» **WRITTEN INSTRUCTION**: Among the entries that follow, the required portion opens with the line containing "Write the seaborn" and closes with the line containing "ax2 = fig.add_axes([fx(355), fy(base_y), 309". Give that portion again exactly, and nothing else.

(Records with drawing code)
= = = = = = =

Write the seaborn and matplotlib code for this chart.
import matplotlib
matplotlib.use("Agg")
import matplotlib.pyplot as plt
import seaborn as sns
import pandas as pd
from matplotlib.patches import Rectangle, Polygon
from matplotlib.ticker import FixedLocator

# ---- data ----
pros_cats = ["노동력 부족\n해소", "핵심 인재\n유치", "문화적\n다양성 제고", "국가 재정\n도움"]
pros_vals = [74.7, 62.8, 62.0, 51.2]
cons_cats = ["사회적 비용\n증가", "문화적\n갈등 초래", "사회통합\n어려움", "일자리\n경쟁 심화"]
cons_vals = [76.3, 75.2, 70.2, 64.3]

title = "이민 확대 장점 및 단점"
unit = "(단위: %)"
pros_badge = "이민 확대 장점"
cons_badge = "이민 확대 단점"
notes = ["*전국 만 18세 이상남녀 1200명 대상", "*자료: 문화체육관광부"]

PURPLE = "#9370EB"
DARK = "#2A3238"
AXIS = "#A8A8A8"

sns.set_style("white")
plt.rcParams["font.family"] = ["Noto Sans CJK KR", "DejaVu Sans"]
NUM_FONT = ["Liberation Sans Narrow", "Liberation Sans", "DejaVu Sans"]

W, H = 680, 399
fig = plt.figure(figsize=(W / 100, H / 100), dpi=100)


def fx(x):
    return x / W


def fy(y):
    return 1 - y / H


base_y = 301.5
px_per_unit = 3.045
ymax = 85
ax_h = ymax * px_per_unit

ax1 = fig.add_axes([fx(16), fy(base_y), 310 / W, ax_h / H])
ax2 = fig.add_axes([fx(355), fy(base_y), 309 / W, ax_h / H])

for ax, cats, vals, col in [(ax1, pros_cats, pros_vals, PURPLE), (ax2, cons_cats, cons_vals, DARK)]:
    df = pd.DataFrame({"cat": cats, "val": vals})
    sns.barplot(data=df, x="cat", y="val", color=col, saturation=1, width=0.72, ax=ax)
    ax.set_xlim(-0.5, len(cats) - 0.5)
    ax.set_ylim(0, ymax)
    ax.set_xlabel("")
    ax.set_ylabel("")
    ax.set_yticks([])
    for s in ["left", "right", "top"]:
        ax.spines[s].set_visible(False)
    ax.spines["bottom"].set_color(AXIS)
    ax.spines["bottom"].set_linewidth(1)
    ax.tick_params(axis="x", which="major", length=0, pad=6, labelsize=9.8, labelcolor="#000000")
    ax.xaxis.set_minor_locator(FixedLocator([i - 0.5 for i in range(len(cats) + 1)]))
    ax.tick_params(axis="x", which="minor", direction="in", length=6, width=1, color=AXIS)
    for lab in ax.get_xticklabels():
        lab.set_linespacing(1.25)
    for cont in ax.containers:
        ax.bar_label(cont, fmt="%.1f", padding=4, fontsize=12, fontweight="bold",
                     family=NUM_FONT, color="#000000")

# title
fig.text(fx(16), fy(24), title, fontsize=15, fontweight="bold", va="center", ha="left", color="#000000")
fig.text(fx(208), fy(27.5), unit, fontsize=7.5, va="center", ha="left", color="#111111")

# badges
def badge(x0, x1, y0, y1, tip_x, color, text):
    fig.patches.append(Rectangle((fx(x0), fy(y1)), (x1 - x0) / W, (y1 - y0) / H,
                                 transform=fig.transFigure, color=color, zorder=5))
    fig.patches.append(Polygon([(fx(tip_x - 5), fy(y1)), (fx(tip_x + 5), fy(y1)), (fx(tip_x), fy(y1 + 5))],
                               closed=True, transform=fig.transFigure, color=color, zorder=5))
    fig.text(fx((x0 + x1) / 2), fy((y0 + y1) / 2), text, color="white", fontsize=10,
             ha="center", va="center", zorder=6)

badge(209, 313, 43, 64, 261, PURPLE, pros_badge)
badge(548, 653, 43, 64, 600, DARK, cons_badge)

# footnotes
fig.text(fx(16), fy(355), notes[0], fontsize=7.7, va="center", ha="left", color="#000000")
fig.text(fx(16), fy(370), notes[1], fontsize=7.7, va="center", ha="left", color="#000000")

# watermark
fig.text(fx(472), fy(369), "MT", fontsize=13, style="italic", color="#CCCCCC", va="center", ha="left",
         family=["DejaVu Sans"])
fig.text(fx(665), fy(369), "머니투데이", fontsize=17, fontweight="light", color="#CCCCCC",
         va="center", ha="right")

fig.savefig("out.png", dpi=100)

= = = = = = =

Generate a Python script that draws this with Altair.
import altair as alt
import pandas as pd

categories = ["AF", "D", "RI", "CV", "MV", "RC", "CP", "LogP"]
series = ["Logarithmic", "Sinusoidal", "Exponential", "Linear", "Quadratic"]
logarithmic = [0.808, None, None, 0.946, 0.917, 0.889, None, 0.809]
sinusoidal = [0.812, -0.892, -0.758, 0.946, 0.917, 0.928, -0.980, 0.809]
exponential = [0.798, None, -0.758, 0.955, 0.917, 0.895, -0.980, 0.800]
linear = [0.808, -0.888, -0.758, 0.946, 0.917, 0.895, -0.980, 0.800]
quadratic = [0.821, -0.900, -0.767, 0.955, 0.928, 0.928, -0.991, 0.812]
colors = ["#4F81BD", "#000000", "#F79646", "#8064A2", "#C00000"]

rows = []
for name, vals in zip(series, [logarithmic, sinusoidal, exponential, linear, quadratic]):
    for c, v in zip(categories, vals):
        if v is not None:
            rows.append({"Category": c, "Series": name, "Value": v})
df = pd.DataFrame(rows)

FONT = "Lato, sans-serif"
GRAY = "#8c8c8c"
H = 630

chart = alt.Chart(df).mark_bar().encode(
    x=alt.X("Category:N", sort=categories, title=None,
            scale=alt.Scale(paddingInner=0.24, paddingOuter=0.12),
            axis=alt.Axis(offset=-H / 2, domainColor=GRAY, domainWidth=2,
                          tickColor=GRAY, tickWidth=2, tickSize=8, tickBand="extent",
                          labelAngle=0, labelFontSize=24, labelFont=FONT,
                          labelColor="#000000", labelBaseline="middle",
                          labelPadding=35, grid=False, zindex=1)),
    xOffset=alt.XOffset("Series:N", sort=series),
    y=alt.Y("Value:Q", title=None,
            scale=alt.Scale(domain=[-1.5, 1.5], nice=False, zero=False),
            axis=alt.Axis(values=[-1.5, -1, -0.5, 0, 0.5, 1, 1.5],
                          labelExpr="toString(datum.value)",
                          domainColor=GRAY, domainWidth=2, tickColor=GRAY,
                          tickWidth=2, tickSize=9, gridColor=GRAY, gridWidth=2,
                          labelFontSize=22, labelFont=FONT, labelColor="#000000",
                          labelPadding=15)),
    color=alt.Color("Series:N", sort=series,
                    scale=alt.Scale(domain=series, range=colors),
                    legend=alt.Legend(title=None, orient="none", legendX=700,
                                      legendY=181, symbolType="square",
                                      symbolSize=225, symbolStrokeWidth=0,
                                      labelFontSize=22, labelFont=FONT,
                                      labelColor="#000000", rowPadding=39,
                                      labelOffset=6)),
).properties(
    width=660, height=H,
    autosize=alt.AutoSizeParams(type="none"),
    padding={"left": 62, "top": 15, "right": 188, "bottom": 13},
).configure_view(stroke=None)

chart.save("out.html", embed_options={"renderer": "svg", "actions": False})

= = = = = = =

» **RESULT FOR THIS EXERCISE**:
Write the seaborn and matplotlib code for this chart.
import matplotlib
matplotlib.use("Agg")
import matplotlib.pyplot as plt
import seaborn as sns
import pandas as pd
from matplotlib.patches import Rectangle, Polygon
from matplotlib.ticker import FixedLocator

# ---- data ----
pros_cats = ["노동력 부족\n해소", "핵심 인재\n유치", "문화적\n다양성 제고", "국가 재정\n도움"]
pros_vals = [74.7, 62.8, 62.0, 51.2]
cons_cats = ["사회적 비용\n증가", "문화적\n갈등 초래", "사회통합\n어려움", "일자리\n경쟁 심화"]
cons_vals = [76.3, 75.2, 70.2, 64.3]

title = "이민 확대 장점 및 단점"
unit = "(단위: %)"
pros_badge = "이민 확대 장점"
cons_badge = "이민 확대 단점"
notes = ["*전국 만 18세 이상남녀 1200명 대상", "*자료: 문화체육관광부"]

PURPLE = "#9370EB"
DARK = "#2A3238"
AXIS = "#A8A8A8"

sns.set_style("white")
plt.rcParams["font.family"] = ["Noto Sans CJK KR", "DejaVu Sans"]
NUM_FONT = ["Liberation Sans Narrow", "Liberation Sans", "DejaVu Sans"]

W, H = 680, 399
fig = plt.figure(figsize=(W / 100, H / 100), dpi=100)


def fx(x):
    return x / W


def fy(y):
    return 1 - y / H


base_y = 301.5
px_per_unit = 3.045
ymax = 85
ax_h = ymax * px_per_unit

ax1 = fig.add_axes([fx(16), fy(base_y), 310 / W, ax_h / H])
ax2 = fig.add_axes([fx(355), fy(base_y), 309 / W, ax_h / H])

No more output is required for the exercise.